▶ What is being asked: Below is a listing; write it out exactly and drop any images from it.

▶ Record list:
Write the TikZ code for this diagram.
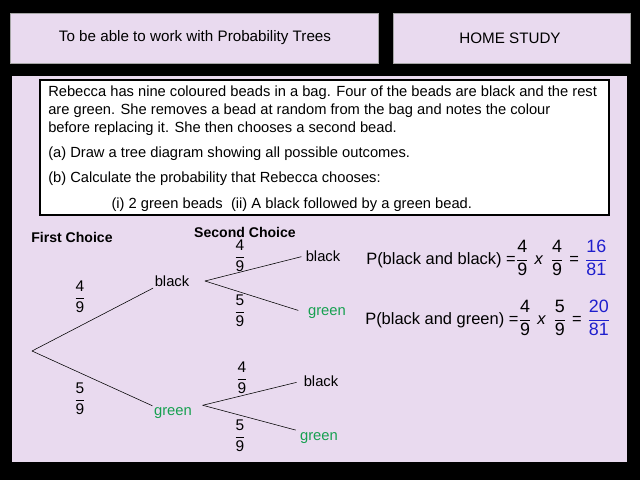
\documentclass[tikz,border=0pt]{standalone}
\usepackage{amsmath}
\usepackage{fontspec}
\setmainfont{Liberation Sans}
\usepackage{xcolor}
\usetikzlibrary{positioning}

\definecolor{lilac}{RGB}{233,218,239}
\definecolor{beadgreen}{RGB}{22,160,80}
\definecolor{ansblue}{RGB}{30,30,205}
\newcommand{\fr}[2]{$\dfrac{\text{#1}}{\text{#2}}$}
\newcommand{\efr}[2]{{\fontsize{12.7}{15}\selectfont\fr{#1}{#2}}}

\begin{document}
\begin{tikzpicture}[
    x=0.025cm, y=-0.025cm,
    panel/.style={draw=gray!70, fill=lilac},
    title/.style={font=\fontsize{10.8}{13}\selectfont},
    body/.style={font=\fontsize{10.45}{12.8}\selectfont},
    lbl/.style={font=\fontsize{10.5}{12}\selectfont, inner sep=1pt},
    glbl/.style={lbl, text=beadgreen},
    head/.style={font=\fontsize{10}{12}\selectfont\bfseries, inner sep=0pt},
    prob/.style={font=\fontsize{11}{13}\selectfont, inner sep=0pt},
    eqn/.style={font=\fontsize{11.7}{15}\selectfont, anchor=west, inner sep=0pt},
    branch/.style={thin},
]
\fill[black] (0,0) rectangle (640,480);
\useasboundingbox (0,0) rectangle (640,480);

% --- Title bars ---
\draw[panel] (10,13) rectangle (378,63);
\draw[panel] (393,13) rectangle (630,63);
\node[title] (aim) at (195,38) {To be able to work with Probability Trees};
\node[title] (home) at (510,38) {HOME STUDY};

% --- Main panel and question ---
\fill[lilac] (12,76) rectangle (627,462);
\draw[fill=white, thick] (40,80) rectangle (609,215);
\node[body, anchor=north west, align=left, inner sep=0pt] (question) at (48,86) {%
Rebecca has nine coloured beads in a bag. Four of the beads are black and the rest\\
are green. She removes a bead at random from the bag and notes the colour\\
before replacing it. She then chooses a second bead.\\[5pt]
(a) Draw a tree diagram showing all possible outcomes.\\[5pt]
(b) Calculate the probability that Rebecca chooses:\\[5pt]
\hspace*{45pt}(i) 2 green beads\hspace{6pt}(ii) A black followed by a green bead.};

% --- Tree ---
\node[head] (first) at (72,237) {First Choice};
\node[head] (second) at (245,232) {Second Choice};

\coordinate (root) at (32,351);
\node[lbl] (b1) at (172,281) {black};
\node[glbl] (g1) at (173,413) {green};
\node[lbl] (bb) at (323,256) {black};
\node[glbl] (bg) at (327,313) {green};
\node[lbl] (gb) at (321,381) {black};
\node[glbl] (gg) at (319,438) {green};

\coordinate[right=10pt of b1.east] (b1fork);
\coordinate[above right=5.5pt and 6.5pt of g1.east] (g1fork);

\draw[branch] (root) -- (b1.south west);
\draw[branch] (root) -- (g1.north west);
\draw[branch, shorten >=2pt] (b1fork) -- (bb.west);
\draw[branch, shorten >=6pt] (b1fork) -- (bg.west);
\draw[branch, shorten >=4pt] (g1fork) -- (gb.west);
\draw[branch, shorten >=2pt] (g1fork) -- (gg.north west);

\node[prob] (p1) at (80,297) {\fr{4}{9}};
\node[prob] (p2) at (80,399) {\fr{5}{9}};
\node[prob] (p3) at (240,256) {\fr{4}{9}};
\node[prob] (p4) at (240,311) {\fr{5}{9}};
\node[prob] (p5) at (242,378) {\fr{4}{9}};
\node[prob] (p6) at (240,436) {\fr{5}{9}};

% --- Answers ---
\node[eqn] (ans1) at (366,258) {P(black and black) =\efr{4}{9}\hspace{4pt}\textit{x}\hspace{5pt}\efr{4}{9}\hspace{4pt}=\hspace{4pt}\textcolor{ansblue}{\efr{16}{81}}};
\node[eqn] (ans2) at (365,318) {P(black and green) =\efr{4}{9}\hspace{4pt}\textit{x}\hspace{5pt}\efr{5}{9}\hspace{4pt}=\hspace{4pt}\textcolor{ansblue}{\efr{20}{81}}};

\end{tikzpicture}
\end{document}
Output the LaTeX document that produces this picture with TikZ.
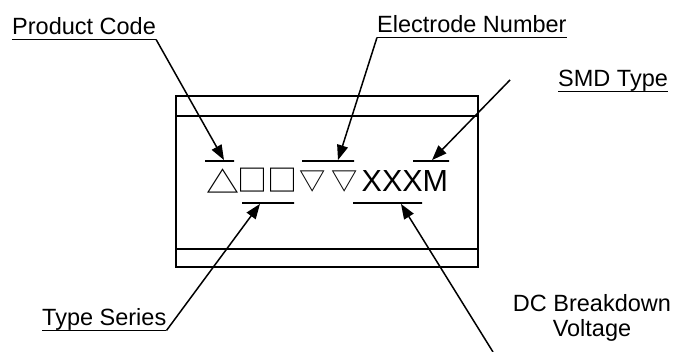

▶ The reply:
Write the TikZ code for this diagram.
\documentclass[tikz,border=0pt]{standalone}
\usepackage{amsmath}
\usepackage{fontspec}
\setmainfont{Liberation Sans}
\usepackage{xcolor}
\usetikzlibrary{positioning}

\definecolor{lilac}{RGB}{233,218,239}
\definecolor{beadgreen}{RGB}{22,160,80}
\definecolor{ansblue}{RGB}{30,30,205}
\newcommand{\fr}[2]{$\dfrac{\text{#1}}{\text{#2}}$}
\newcommand{\efr}[2]{{\fontsize{12.7}{15}\selectfont\fr{#1}{#2}}}

\begin{document}
\begin{tikzpicture}[
    x=0.025cm, y=-0.025cm,
    panel/.style={draw=gray!70, fill=lilac},
    title/.style={font=\fontsize{10.8}{13}\selectfont},
    body/.style={font=\fontsize{10.45}{12.8}\selectfont},
    lbl/.style={font=\fontsize{10.5}{12}\selectfont, inner sep=1pt},
    glbl/.style={lbl, text=beadgreen},
    head/.style={font=\fontsize{10}{12}\selectfont\bfseries, inner sep=0pt},
    prob/.style={font=\fontsize{11}{13}\selectfont, inner sep=0pt},
    eqn/.style={font=\fontsize{11.7}{15}\selectfont, anchor=west, inner sep=0pt},
    branch/.style={thin},
]
\fill[black] (0,0) rectangle (640,480);
\useasboundingbox (0,0) rectangle (640,480);

% --- Title bars ---
\draw[panel] (10,13) rectangle (378,63);
\draw[panel] (393,13) rectangle (630,63);
\node[title] (aim) at (195,38) {To be able to work with Probability Trees};
\node[title] (home) at (510,38) {HOME STUDY};

% --- Main panel and question ---
\fill[lilac] (12,76) rectangle (627,462);
\draw[fill=white, thick] (40,80) rectangle (609,215);
\node[body, anchor=north west, align=left, inner sep=0pt] (question) at (48,86) {%
Rebecca has nine coloured beads in a bag. Four of the beads are black and the rest\\
are green. She removes a bead at random from the bag and notes the colour\\
before replacing it. She then chooses a second bead.\\[5pt]
(a) Draw a tree diagram showing all possible outcomes.\\[5pt]
(b) Calculate the probability that Rebecca chooses:\\[5pt]
\hspace*{45pt}(i) 2 green beads\hspace{6pt}(ii) A black followed by a green bead.};

% --- Tree ---
\node[head] (first) at (72,237) {First Choice};
\node[head] (second) at (245,232) {Second Choice};

\coordinate (root) at (32,351);
\node[lbl] (b1) at (172,281) {black};
\node[glbl] (g1) at (173,413) {green};
\node[lbl] (bb) at (323,256) {black};
\node[glbl] (bg) at (327,313) {green};
\node[lbl] (gb) at (321,381) {black};
\node[glbl] (gg) at (319,438) {green};

\coordinate[right=10pt of b1.east] (b1fork);
\coordinate[above right=5.5pt and 6.5pt of g1.east] (g1fork);

\draw[branch] (root) -- (b1.south west);
\draw[branch] (root) -- (g1.north west);
\draw[branch, shorten >=2pt] (b1fork) -- (bb.west);
\draw[branch, shorten >=6pt] (b1fork) -- (bg.west);
\draw[branch, shorten >=4pt] (g1fork) -- (gb.west);
\draw[branch, shorten >=2pt] (g1fork) -- (gg.north west);

\node[prob] (p1) at (80,297) {\fr{4}{9}};
\node[prob] (p2) at (80,399) {\fr{5}{9}};
\node[prob] (p3) at (240,256) {\fr{4}{9}};
\node[prob] (p4) at (240,311) {\fr{5}{9}};
\node[prob] (p5) at (242,378) {\fr{4}{9}};
\node[prob] (p6) at (240,436) {\fr{5}{9}};

% --- Answers ---
\node[eqn] (ans1) at (366,258) {P(black and black) =\efr{4}{9}\hspace{4pt}\textit{x}\hspace{5pt}\efr{4}{9}\hspace{4pt}=\hspace{4pt}\textcolor{ansblue}{\efr{16}{81}}};
\node[eqn] (ans2) at (365,318) {P(black and green) =\efr{4}{9}\hspace{4pt}\textit{x}\hspace{5pt}\efr{5}{9}\hspace{4pt}=\hspace{4pt}\textcolor{ansblue}{\efr{20}{81}}};

\end{tikzpicture}
\end{document}
Output the LaTeX document that produces this picture with TikZ.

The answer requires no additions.